Question

$10.0$ g sample of $C{u}_{2}O$ is dissolved in $dil.H_{2}S{O}_4$ where it undergoes disproportionation quantitatively. The solution is filtered off and $8.3$ g pure $KI$ crystals are added to clear filtrate in order to precipitate $CuI$ with the liberation of $I_2$. The solution is again filtered and boiled till all the $I_2$ is removed.

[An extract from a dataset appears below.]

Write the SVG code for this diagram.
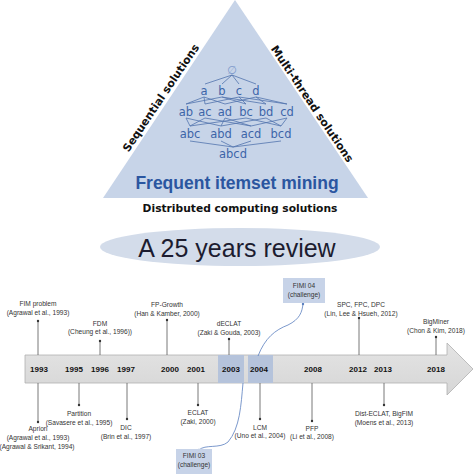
<svg xmlns="http://www.w3.org/2000/svg" width="474" height="475" viewBox="0 0 474 475">
<defs>
<style>
.side{font-family:"DejaVu Sans",sans-serif;font-weight:bold;font-size:11px;fill:#111;text-anchor:middle}
.lat{font-family:"DejaVu Sans",sans-serif;font-size:11.5px;fill:#3d65a8;text-anchor:middle}
.ll{stroke:#5274ad;stroke-width:0.8;fill:none}
.yr{font-family:"Liberation Sans",Arial,sans-serif;font-weight:bold;font-size:8px;fill:#111;text-anchor:middle}
.ev{font-family:"Liberation Sans",Arial,sans-serif;font-size:6.6px;fill:#333;text-anchor:middle}
.tick{stroke:#555;stroke-width:0.8}
.dot{fill:#333}
.fimi{fill:#c7d3e8}
.curve{stroke:#5b7fbf;stroke-width:0.8;fill:none}
</style>
<linearGradient id="bar" x1="0" y1="0" x2="0" y2="1">
<stop offset="0" stop-color="#e4e4e4"/>
<stop offset="1" stop-color="#d6d6d6"/>
</linearGradient>
</defs>
<rect width="474" height="475" fill="#fff"/>

<g id="triangle">
<polygon points="235,0 103,198 368,198" fill="#c7d4e8"/>
<text class="side" transform="translate(164,100) rotate(-56)">Sequential solutions</text>
<text class="side" transform="translate(309,106) rotate(56)">Multi-thread solutions</text>
<text x="237" y="189" font-family="Liberation Sans,Arial,sans-serif" font-weight="bold" font-size="17.5" fill="#2b56a0" text-anchor="middle">Frequent itemset mining</text>
<text class="side" x="240" y="212" style="font-size:10.7px">Distributed computing solutions</text>
</g>

<g id="lattice">
<g class="ll">
<path d="M232,75 L205,84 M232,75 L222,84 M232,75 L239,84 M232,75 L256,84"/>
<path d="M204,97 L186,104 M204,97 L205,104 M204,97 L225,104"/>
<path d="M222,97 L186,104 M222,97 L246,104 M222,97 L266,104"/>
<path d="M239,97 L205,104 M239,97 L246,104 M239,97 L287,104"/>
<path d="M256,97 L225,104 M256,97 L266,104 M256,97 L287,104"/>
<path d="M186,118 L190,126 M186,118 L221,126"/>
<path d="M205,118 L190,126 M205,118 L251,126"/>
<path d="M225,118 L221,126 M225,118 L251,126"/>
<path d="M246,118 L190,126 M246,118 L281,126"/>
<path d="M266,118 L221,126 M266,118 L281,126"/>
<path d="M287,118 L251,126 M287,118 L281,126"/>
<path d="M190,141 L233,147 M221,141 L233,147 M251,141 L233,147 M281,141 L233,147"/>
</g>
<text x="232" y="74" class="lat" style="fill:#7f9bcc">∅</text>
<text class="lat" x="204" y="95">a</text>
<text class="lat" x="222" y="95">b</text>
<text class="lat" x="239" y="95">c</text>
<text class="lat" x="256" y="95">d</text>
<text class="lat" x="186" y="116">ab</text>
<text class="lat" x="205" y="116">ac</text>
<text class="lat" x="225" y="116">ad</text>
<text class="lat" x="246" y="116">bc</text>
<text class="lat" x="266" y="116">bd</text>
<text class="lat" x="287" y="116">cd</text>
<text class="lat" x="190" y="138">abc</text>
<text class="lat" x="221" y="138">abd</text>
<text class="lat" x="251" y="138">acd</text>
<text class="lat" x="281" y="138">bcd</text>
<text class="lat" x="233" y="158">abcd</text>
</g>

<g id="review">
<ellipse cx="240" cy="247" rx="140" ry="19" fill="#d3dcea"/>
<text x="237" y="257" font-family="Liberation Sans,Arial,sans-serif" font-size="25" fill="#1c1c30" text-anchor="middle">A 25 years review</text>
</g>

<g id="timeline">
<polygon points="25,355 447,355 447,343 473,369 447,395 447,383 25,383" fill="url(#bar)" stroke="#b0b0b0" stroke-width="0.8"/>
<rect x="218" y="355" width="26" height="28" fill="#b5c3db"/>
<rect x="248" y="355" width="25" height="28" fill="#b5c3db"/>
<text class="yr" x="39" y="372">1993</text>
<text class="yr" x="74" y="372">1995</text>
<text class="yr" x="100" y="372">1996</text>
<text class="yr" x="126" y="372">1997</text>
<text class="yr" x="170" y="372">2000</text>
<text class="yr" x="196" y="372">2001</text>
<text class="yr" x="231" y="372">2003</text>
<text class="yr" x="259" y="372">2004</text>
<text class="yr" x="313" y="372">2008</text>
<text class="yr" x="358" y="372">2012</text>
<text class="yr" x="383" y="372">2013</text>
<text class="yr" x="436" y="372">2018</text>
</g>

<g id="connectors">
<line class="tick" x1="38" y1="321" x2="38" y2="355"/><circle class="dot" cx="38" cy="321" r="1.2"/>
<line class="tick" x1="100" y1="341" x2="100" y2="355"/><circle class="dot" cx="100" cy="341" r="1.2"/>
<line class="tick" x1="167" y1="320" x2="167" y2="355"/><circle class="dot" cx="167" cy="320" r="1.2"/>
<line class="tick" x1="229" y1="339" x2="229" y2="355"/><circle class="dot" cx="229" cy="339" r="1.2"/>
<line class="tick" x1="359" y1="318" x2="359" y2="355"/><circle class="dot" cx="359" cy="318" r="1.2"/>
<line class="tick" x1="436" y1="337" x2="436" y2="355"/><circle class="dot" cx="436" cy="337" r="1.2"/>
<line class="tick" x1="38" y1="383" x2="38" y2="422"/><circle class="dot" cx="38" cy="422" r="1.2"/>
<line class="tick" x1="79" y1="383" x2="79" y2="405"/><circle class="dot" cx="79" cy="405" r="1.2"/>
<line class="tick" x1="127" y1="383" x2="127" y2="419"/><circle class="dot" cx="127" cy="419" r="1.2"/>
<line class="tick" x1="198" y1="383" x2="198" y2="405"/><circle class="dot" cx="198" cy="405" r="1.2"/>
<line class="tick" x1="260" y1="383" x2="260" y2="419"/><circle class="dot" cx="260" cy="419" r="1.2"/>
<line class="tick" x1="312" y1="383" x2="312" y2="421"/><circle class="dot" cx="312" cy="421" r="1.2"/>
<line class="tick" x1="384" y1="383" x2="384" y2="405"/><circle class="dot" cx="384" cy="405" r="1.2"/>
<path class="curve" d="M258,356 C265,338 275,330 288,325 C300,319 302,312 303,304"/><circle cx="303" cy="304" r="1.2" fill="#5b7fbf"/>
<path class="curve" d="M243,383 C241,405 240,428 228,442 C220,449 205,444 199,450"/><circle cx="199" cy="450" r="1.2" fill="#5b7fbf"/>
</g>

<g id="fim-problem"><text class="ev" x="38" y="306">FIM problem</text><text class="ev" x="38" y="315">(Agrawal et al., 1993)</text></g>
<g id="fdm"><text class="ev" x="100" y="326">FDM</text><text class="ev" x="100" y="334">(Cheung et al., 1996))</text></g>
<g id="fp-growth"><text class="ev" x="167" y="307">FP-Growth</text><text class="ev" x="167" y="316">(Han &amp; Kamber, 2000)</text></g>
<g id="declat"><text class="ev" x="229" y="326">dECLAT</text><text class="ev" x="229" y="335">(Zaki &amp; Gouda, 2003)</text></g>
<g id="fimi04"><rect class="fimi" x="283" y="278" width="42" height="25"/><text class="ev" x="304" y="288">FIMI 04</text><text class="ev" x="304" y="297">(challenge)</text></g>
<g id="spc"><text class="ev" x="361" y="307">SPC, FPC, DPC</text><text class="ev" x="361" y="316">(Lin, Lee &amp; Hsueh, 2012)</text></g>
<g id="bigminer"><text class="ev" x="436" y="324">BigMiner</text><text class="ev" x="436" y="333">(Chon &amp; Kim, 2018)</text></g>

<g id="apriori"><text class="ev" x="38" y="431">Apriori</text><text class="ev" x="38" y="440">(Agrawal et al., 1993)</text><text class="ev" x="37" y="448.5">(Agrawal &amp; Srikant, 1994)</text></g>
<g id="partition"><text class="ev" x="79" y="415.5">Partition</text><text class="ev" x="79" y="424.5">(Savasere et al., 1995)</text></g>
<g id="dic"><text class="ev" x="126" y="430">DIC</text><text class="ev" x="126" y="439">(Brin et al., 1997)</text></g>
<g id="eclat"><text class="ev" x="198" y="415">ECLAT</text><text class="ev" x="198" y="424">(Zaki, 2000)</text></g>
<g id="fimi03"><rect class="fimi" x="176" y="449" width="36" height="25"/><text class="ev" x="194" y="458">FIMI 03</text><text class="ev" x="194" y="467">(challenge)</text></g>
<g id="lcm"><text class="ev" x="260" y="430">LCM</text><text class="ev" x="260" y="438">(Uno et al., 2004)</text></g>
<g id="pfp"><text class="ev" x="312" y="431">PFP</text><text class="ev" x="312" y="439">(Li et al., 2008)</text></g>
<g id="dist-eclat"><text class="ev" x="384" y="415.5">Dist-ECLAT, BigFIM</text><text class="ev" x="384" y="424.5">(Moens et al., 2013)</text></g>
</svg>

Now excess of an oxidising agent is added to the filtrate which liberates $I_2$ again. The liberated $I_2$ now requires $10$ mL of $1.0M$ $N{a}_2{S}_2{O}_3$ solution. The percentage by mass of $C{u}_{2}O$ in the sample is :

• A. $27.6$%
• B. $28.6$%
• C. $28.5$%
• D. none of the above

Answer 1

The correct option is B $28.6$%

$C{u}_{2}O\to C{u}^{2+}+C{u}^0$
The solution after dissolution of $C{u}_{2}O$ in $dil.H_{2}S{O}_4$ contains $C{u}^{2+}$ ions and $Cu$. $C{u}^{2+}$ ions react with $KI$ to give $Cu{I}_2$ which is converted to $CuI$ $($or $C{u}_2{I}_2)$ and $I_2$.
$C{u}^{2+}+2I^{⊝}\to Cu{I}_2\to (C{u}_2{I}_2$ or $CuI)+\frac{1}{2}{I}_2$
millimoles of $KI$ taken $=\frac{8.3}{166}\times {10}^3=50(Mw$ of $KI=166)$
Now, $KI$ left unused reacts with oxidising agent to liberate $I_2$ again.
$2I^{⊝}\stackrel{Oxidisingagent}{\to }{I}_2\stackrel{2S_2{O_3}^{2-}}{\to }{S}_4{O_6}^{2-}+I^{⊝}$
millimoles of $KI$ left $=$ millimoles of $S_2{O_3}^{2-}$ used
$(n=\frac{2}{2}=1)=(n=\frac{2}{2}=1)$ $=10\times 1.0\times 1(n$-factor$)=10$
Therefore, millimoles of $KI$ used for $C{u}^{2+}=50-10=40$.
Therefore, milli moles of $C{u}_{2}O=20$
$\left[\begin{array}{c}C{\stackrel{+1}{u}}_2\to 2\stackrel{+2}{Cu}\\ \therefore MolarratioofC{u}_2:\stackrel{+2}{Cu}=1:2\end{array}\right]$
$\frac{Weight}{Mw}\times {10}^3=20$ $(Mw$ of $C{u}_{2}O=143)$
$\frac{Weight}{143}\times {10}^3=20$
$\therefore W_{C{u}_{2}O}=2.86$
% of $C{u}_{2}O=\frac{2.86\times 100}{10.0}=28.6$%